> [REQUIREMENT] From the entries below, copy every line holding the word "with".

Stored entries
..............................

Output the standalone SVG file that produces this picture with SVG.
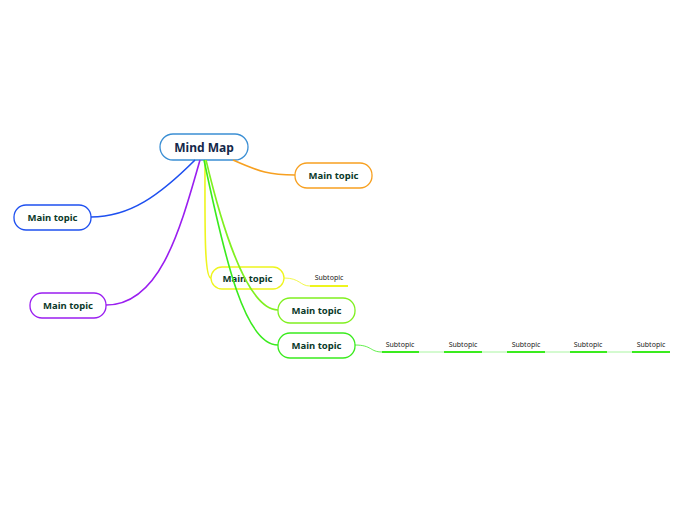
<svg xmlns="http://www.w3.org/2000/svg" width="696" height="520" viewBox="0 0 696 520">
<style>
.n{fill:#fff;stroke-width:1.3}
.t{font-family:"Noto Sans","Open Sans",sans-serif;font-weight:bold;font-size:9.5px;fill:#0c3a2a;text-anchor:middle}
.s{font-family:"Noto Sans","Open Sans",sans-serif;font-size:7px;fill:#222;text-anchor:middle}
.c{fill:none;stroke-width:1.6}
</style>
<rect width="696" height="520" fill="#fff"/>
<g id="root"><rect class="n" x="160" y="134" width="88" height="26" rx="13" stroke="#3b8fd4"/><text x="204" y="152" class="t" style="font-size:12px;fill:#14284a">Mind Map</text></g>
<g id="n-orange"><rect class="n" x="295" y="163" width="77" height="25" rx="12" stroke="#f7a020"/><text x="333.5" y="179" class="t">Main topic</text></g>
<g id="n-blue"><rect class="n" x="14" y="205" width="77" height="25" rx="12" stroke="#1e50f0"/><text x="52.5" y="221" class="t">Main topic</text></g>
<g id="n-purple"><rect class="n" x="30" y="293" width="76" height="25" rx="12" stroke="#9a1ef0"/><text x="68" y="309" class="t">Main topic</text></g>
<g id="n-yellow"><rect class="n" x="211" y="267" width="73" height="22" rx="11" stroke="#eef51e"/><text x="247.5" y="282" class="t">Main topic</text></g>
<g id="n-lgreen"><rect class="n" x="278" y="298" width="77" height="25" rx="12" stroke="#80f020"/><text x="316.5" y="314" class="t">Main topic</text></g>
<g id="n-green"><rect class="n" x="278" y="333" width="77" height="25" rx="12" stroke="#3aeb1e"/><text x="316.5" y="349" class="t">Main topic</text></g>
<g id="subtopics">
<text x="329" y="280" class="s">Subtopic</text>
<text x="400" y="347" class="s">Subtopic</text>
<text x="463" y="347" class="s">Subtopic</text>
<text x="526" y="347" class="s">Subtopic</text>
<text x="588" y="347" class="s">Subtopic</text>
<text x="651" y="347" class="s">Subtopic</text>
</g>
<g id="connectors">
<path class="c" stroke="#f7a020" d="M233,160 C260,172 270,175 295,175"/>
<path class="c" stroke="#1e50f0" d="M195,160 C160,195 130,217 91,217"/>
<path class="c" stroke="#9a1ef0" d="M200,160 C180,230 160,305 106,305"/>
<path class="c" stroke="#eef51e" d="M205,160 C205,220 204,278 211,278"/>
<path class="c" stroke="#80f020" d="M206,160 C225,240 250,310 278,310"/>
<path class="c" stroke="#3aeb1e" stroke-width="2" d="M204,160 C225,260 245,345 278,345"/>
<path fill="none" stroke="#eef51e" stroke-width="0.8" d="M284,278 C300,278 300,286 310,286"/>
<path stroke="#eef51e" stroke-width="2" d="M310,286 H348"/>
<path fill="none" stroke="#3aeb1e" stroke-width="0.8" d="M355,345 C372,345 370,352 382,352"/>
<path stroke="#a8f5a0" stroke-width="1" d="M382,352 H670"/>
<path stroke="#3aeb1e" stroke-width="2" d="M382,352 H419 M444,352 H482 M507,352 H545 M570,352 H607 M632,352 H670"/>
</g>
</svg>
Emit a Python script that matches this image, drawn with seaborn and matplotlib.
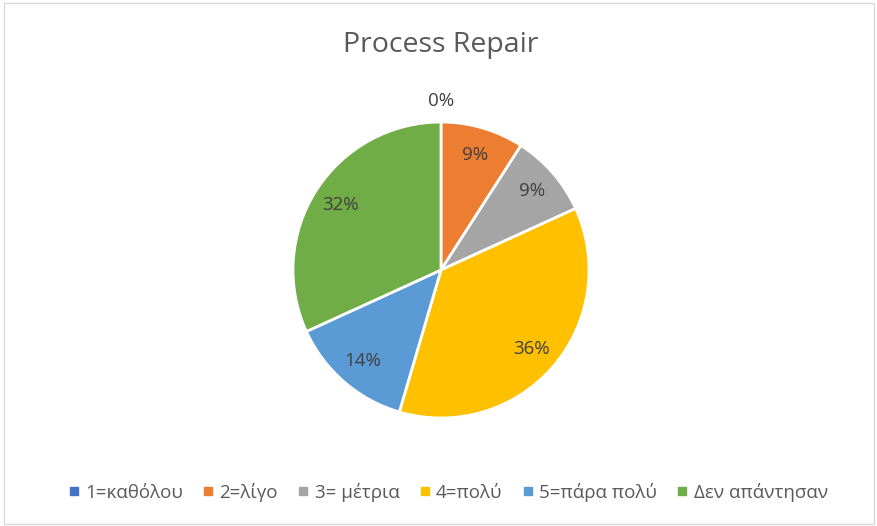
import matplotlib
matplotlib.use("Agg")
import matplotlib.pyplot as plt
import seaborn as sns
from matplotlib.lines import Line2D
from matplotlib.patches import Rectangle
import numpy as np

categories = ["1=καθόλου", "2=λίγο", "3= μέτρια", "4=πολύ", "5=πάρα πολύ", "Δεν απάντησαν"]
counts = [0, 2, 2, 8, 3, 7]
colors = ["#4472C4", "#ED7D31", "#A5A5A5", "#FFC000", "#5B9BD5", "#70AD47"]
title = "Process Repair"

sns.set_theme(style="white")
plt.rcParams['font.family'] = ['Open Sans', 'DejaVu Sans']

W, H = 878, 526
fig = plt.figure(figsize=(W / 100, H / 100), dpi=100)
fig.patch.set_facecolor("white")
fig.patches.append(Rectangle((0.004, 0.004), 0.992, 0.99, transform=fig.transFigure,
                             fill=False, edgecolor="#D9D9D9", linewidth=1))

cx, cy, r = 441, 270, 148
ax = fig.add_axes([(cx - r) / W, (H - cy - r) / H, 2 * r / W, 2 * r / H])

total = sum(counts)
wedges, texts = ax.pie(counts, colors=colors, startangle=90, counterclock=False,
                       radius=1, wedgeprops=dict(edgecolor="white", linewidth=2))
ax.set_xlim(-1, 1)
ax.set_ylim(-1, 1)
ax.set_aspect("equal")
ax.axis("off")

pcts = [round(100 * c / total) for c in counts]
ang = 90.0
for i, c in enumerate(counts):
    frac = c / total
    mid = ang - 360 * frac / 2
    ang -= 360 * frac
    if c == 0:
        x, y = 0, 1.14
    else:
        d = 0.81
        x, y = d * np.cos(np.radians(mid)), d * np.sin(np.radians(mid))
    ax.text(x, y, f"{pcts[i]}%", ha="center", va="center", fontsize=13.5,
            color="#404040", clip_on=False)

fig.text(cx / W, 1 - 45 / H, title, ha="center", va="center", fontsize=20.5, color="#595959")

handles = [Line2D([0], [0], marker="s", linestyle="", markersize=6,
                  markerfacecolor=col, markeredgecolor=col) for col in colors]
fig.legend(handles, categories, loc="center", bbox_to_anchor=(448 / W, 1 - 492 / H),
           ncol=6, frameon=False, fontsize=13.5, handlelength=0.6, handletextpad=0.3,
           columnspacing=1.05, labelcolor="#595959")

fig.savefig("out.png", dpi=100)
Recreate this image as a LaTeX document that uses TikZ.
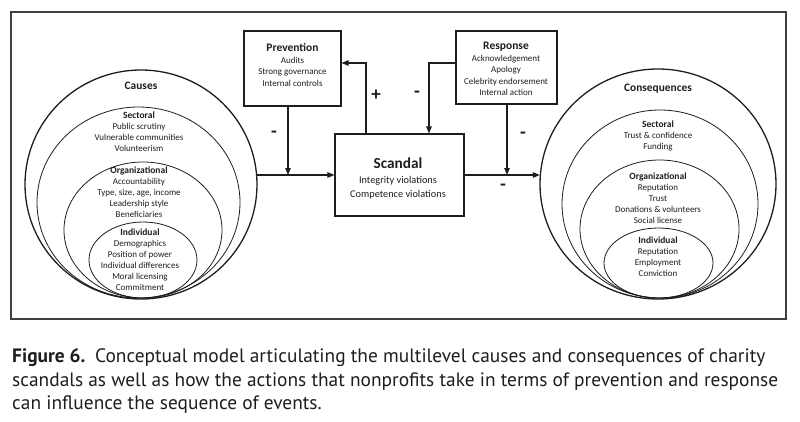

..............................

> [ANSWER TO THIS PROBLEM]
Output the standalone SVG file that produces this picture with SVG.
Emit a Python script that matches this image, drawn with seaborn and matplotlib.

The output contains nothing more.